Graphic Chart from El Practico

This page immediately reminded me of something I saw in A Day at elBulli: a set of symbols used to classify different product families of ingredients.

elBulli Graphic Chart

Could have this system received its original inspiration from the pages of El Practico?  I do not know, but the similarities are striking.

So there I was, holding Ferran Adria’s prized cookbook in my hands, the cookbook that inspired him to become a better cook, to become the best cook. I flipped through the pages.  A cornucopia of culinary knowledge.
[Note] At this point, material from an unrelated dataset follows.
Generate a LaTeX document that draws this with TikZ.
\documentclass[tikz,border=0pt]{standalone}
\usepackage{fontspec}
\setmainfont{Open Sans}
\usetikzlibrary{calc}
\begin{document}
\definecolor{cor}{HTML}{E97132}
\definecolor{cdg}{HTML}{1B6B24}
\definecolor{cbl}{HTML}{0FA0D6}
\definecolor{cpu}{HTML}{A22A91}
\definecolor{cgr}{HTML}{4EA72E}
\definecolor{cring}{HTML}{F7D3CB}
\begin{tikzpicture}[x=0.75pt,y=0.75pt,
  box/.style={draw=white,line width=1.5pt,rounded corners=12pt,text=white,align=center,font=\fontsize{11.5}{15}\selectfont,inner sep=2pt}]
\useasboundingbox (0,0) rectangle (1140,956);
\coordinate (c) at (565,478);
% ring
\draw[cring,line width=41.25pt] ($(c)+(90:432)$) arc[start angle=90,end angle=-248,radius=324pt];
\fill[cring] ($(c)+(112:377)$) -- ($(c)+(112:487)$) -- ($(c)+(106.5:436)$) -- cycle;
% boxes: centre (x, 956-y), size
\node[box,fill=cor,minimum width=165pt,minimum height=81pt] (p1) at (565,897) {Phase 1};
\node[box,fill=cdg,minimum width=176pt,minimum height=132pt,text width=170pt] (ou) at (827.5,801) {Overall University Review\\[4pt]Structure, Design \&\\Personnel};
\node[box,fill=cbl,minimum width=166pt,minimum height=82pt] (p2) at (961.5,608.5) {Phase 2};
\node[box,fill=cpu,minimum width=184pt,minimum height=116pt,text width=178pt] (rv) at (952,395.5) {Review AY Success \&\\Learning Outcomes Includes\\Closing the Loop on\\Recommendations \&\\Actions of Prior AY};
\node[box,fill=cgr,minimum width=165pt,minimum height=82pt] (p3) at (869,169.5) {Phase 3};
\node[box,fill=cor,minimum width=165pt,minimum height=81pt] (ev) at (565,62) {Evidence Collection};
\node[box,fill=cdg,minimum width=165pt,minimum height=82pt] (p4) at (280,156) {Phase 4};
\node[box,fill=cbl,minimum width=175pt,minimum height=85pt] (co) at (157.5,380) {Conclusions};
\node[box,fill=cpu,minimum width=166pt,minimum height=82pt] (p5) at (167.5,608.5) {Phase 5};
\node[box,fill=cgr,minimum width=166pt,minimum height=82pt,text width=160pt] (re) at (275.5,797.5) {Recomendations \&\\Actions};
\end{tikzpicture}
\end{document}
If only I could read Spanish fluently.

I knew ‘potato’ was patatas in Spanish, so I looked it up in the book’s index, and flipped to page 449, where they had five and a half pages of short recipes for potato dishes.  117 dishes, to be exact.  Which was the stew?  I found that caldo means ‘broth’, so I read and re-read all 117 dishes looking for the word caldo.  I found three: Lard, Paysanne, and Savoyarde.  The only one that had meat in it was Lard, which had bacon.  OK, bacon – kind of like jamón serrano, I thought.  It’s not flank steak, but it’s close.  Perhaps this was his first dish.  But it seemed less like soup and more like a potato side dish.  Maybe I was looking in the wrong section.  So I turned to Sopas, or ‘Soups’.  Once again, as far as I could tell, no luck.

Next I turned to my Spanish speaking friends and asked what they would call Potato Stew with Flank Steak. Perhaps it was cocido, consome, or caldo. Maybe for meat they used churrasco, bistec, or filete.  Look for estofado or guiso. It could be in French: ragoût de pommes de terre or pot au feu.  And so I kept ‘reading’, searching for a recipe that would have all the elements I was looking for: potatoes, stew, and flank steak.
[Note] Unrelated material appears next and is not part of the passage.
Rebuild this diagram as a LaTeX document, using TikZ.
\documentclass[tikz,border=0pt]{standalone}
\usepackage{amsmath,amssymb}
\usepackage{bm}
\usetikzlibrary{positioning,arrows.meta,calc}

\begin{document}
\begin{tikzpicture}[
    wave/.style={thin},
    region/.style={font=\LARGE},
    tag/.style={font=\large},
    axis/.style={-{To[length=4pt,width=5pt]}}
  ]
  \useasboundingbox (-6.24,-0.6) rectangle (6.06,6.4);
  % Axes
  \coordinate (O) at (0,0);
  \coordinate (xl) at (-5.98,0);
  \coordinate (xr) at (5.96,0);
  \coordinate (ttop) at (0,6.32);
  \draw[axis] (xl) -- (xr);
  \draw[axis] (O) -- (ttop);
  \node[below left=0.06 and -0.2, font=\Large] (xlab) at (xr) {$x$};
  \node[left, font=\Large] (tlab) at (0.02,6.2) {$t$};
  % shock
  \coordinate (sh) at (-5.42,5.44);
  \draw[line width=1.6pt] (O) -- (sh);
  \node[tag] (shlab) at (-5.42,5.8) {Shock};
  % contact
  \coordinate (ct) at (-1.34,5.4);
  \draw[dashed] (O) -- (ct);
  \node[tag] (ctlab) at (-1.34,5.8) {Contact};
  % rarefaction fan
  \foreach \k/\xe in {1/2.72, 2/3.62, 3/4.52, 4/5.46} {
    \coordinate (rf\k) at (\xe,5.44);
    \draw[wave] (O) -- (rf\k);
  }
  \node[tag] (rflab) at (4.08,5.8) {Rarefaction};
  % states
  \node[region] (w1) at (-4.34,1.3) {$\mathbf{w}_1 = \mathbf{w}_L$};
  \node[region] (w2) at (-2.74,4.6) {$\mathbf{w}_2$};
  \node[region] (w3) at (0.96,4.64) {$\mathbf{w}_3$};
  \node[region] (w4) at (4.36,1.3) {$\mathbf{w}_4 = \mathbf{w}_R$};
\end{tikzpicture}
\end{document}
Ferran was right – a lot of the dishes in El Practico are French (and published in Buenos Aires by the way, so not really a Spanish cookbook at all).  I came up with an idea: I could use my copy of Larousse Gastronomique to read the French recipes to see if they were what I was looking for.  Finally, on page 323, I found a meat dish that could be served as a stew, which contained potatoes: Navarin.  Navarin is a French ragoût (or stew) of lamb or mutton.  I figured he could have substituted flank steak for lamb.  It didn’t have to perfect – it was for a staff meal after all, right?  It must be it.

From Spanish To English To Food

The Recipe

El Practico was first published in 1928, so the recipes reflect that: no measurements or steps, just short conversational sentences on how to put it all together.  A good set up for a dishwasher making his first stew, as it allows a lot of leeway. I translated the recipe with the help of Google and my meager Spanish cooking vocabulary.

Pedazos de pecho, paleta, etc. de cordero o carnero.  Sazonar con pimienta y sal. Saltear a la grasa de cerdo.  Escurrir.  Deglacer al vino blanco.

Brisket pieces, chuck, etc. lamb or mutton. Season with pepper and salt. Saute the pork fat. Drain. Deglaze with white wine.

Pork fat.  For most people, that would entail some research to find and purchase.  I, however, live right next to an Asian grocery store.  I knew, having never bought it before, that they would have it.  Sure enough, they did.  So I began cooking it up.

Pork Fat

Next came sauteed onions, the flank steak, potatoes and a bouquet garni (what else could give it away as a French dish?).  I also added pearl onions, turnips and carrots.  No need to follow it to the letter.  I mean, I’m just cooking a staff meal.

After it cooked for a while, I removed all the meat and vegetables to another dish, reduced the stock, and added it back to let it simmer a while longer.  And soon I had a potato stew with flank steak.  Ferran Adria’s first dish.

What I learned was his cooking, like most all Western chefs, is informed by French techniques. Having spherified coffee, root beer and melon juice earlier this year, it was enlightening to return to Ferran Adria’s roots, and see, like all artists, that he began with the basics, and it is from that foundation that he has launched his culinary innovations.

And that foundation, I might add, is pretty tasty.